Hans Zimmer’s score is intense and bombastic, perhaps a bit too much. I find that Music in films should complement the action but never over dominate, and at times I felt Zimmer’s score  interfered with what was on screen. At certain points the volume was cracked up and bits of dialogue for me were completely missed. I hope the Bluray will relook at the sound editing here and readdress some of the obvious issues here.

The ending will not be to everyone’s taste, but for me it was excellently handled and a fitting end to Nolan’s Trilogy. The last 20 mins carries with it the signposted reveal of Cotillard being Talia Al Ghul. I had that sussed since the casting and wasn’t surprised at all to see the twist. I was a bit disappointed with the reveal leaving Bane as little more than a faithful hound. His death again wasn’t very fitting to the good work put in by Tom Hardy but these are minor gripes. The resolution of the nuclear bomb will divide fans as to what Batman’s fate actually was. For all intents and purposes the film pushes you to believe Bruce survived the nuclear explosion by using the much talked about auto pilot, but there are enough film tricks in there to leave other viewers with the view he died heroically. For me several scenes cast doubt. Selina Kyle asks can the Bat use auto pilot and Batman says it doesn’t have any, if the café scene with him and Selina actually happened then why lie about it there only to reveal later that he was alive. My second point is that it clearly shows Batman sitting in the cockpit of the Bat five seconds before the bomb explodes. Bruce could have put all of those instructions for Gordon and Blake in his will prior to his first face off with Bane just in case the worst happened.  Finally the scene with Alfred could also be a figment of his imagination (he was getting on a bit ha ha). I just love that there is enough evidence on both sides to choose your own ending. I preferred his death as I feel The Bruce Wayne who gave everything for that city would never have trusted the safety of its citizens to an untested Auto Pilot.

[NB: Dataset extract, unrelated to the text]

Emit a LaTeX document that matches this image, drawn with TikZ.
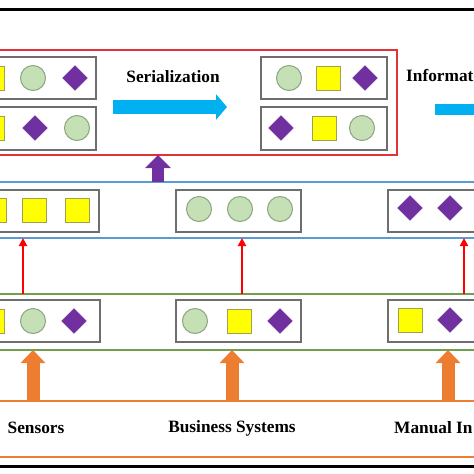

All in all I think you can tell I loved it albeit no film in my opinion can be perfect and the same is true here. I think in time this will be my favourite of the three but The Dark knight for me was more instantly satisfying than this movie, and that is not a slight at all. I would hate to be the person who has to follow these three movies as you have such big shoes to follow. The ending leaves It open for further sequels with JGL in the cape and the cowl I imagine, and to be honest this fanboy wouldn’t mind returning to this world without Bale or Nolan. I just hope we don’t get an Amazing Spiderman type reboot in 2 years’ time complete with Origin story. Either continue this story with Levitt or reboot without the origin, I think a generation of fans know it by now.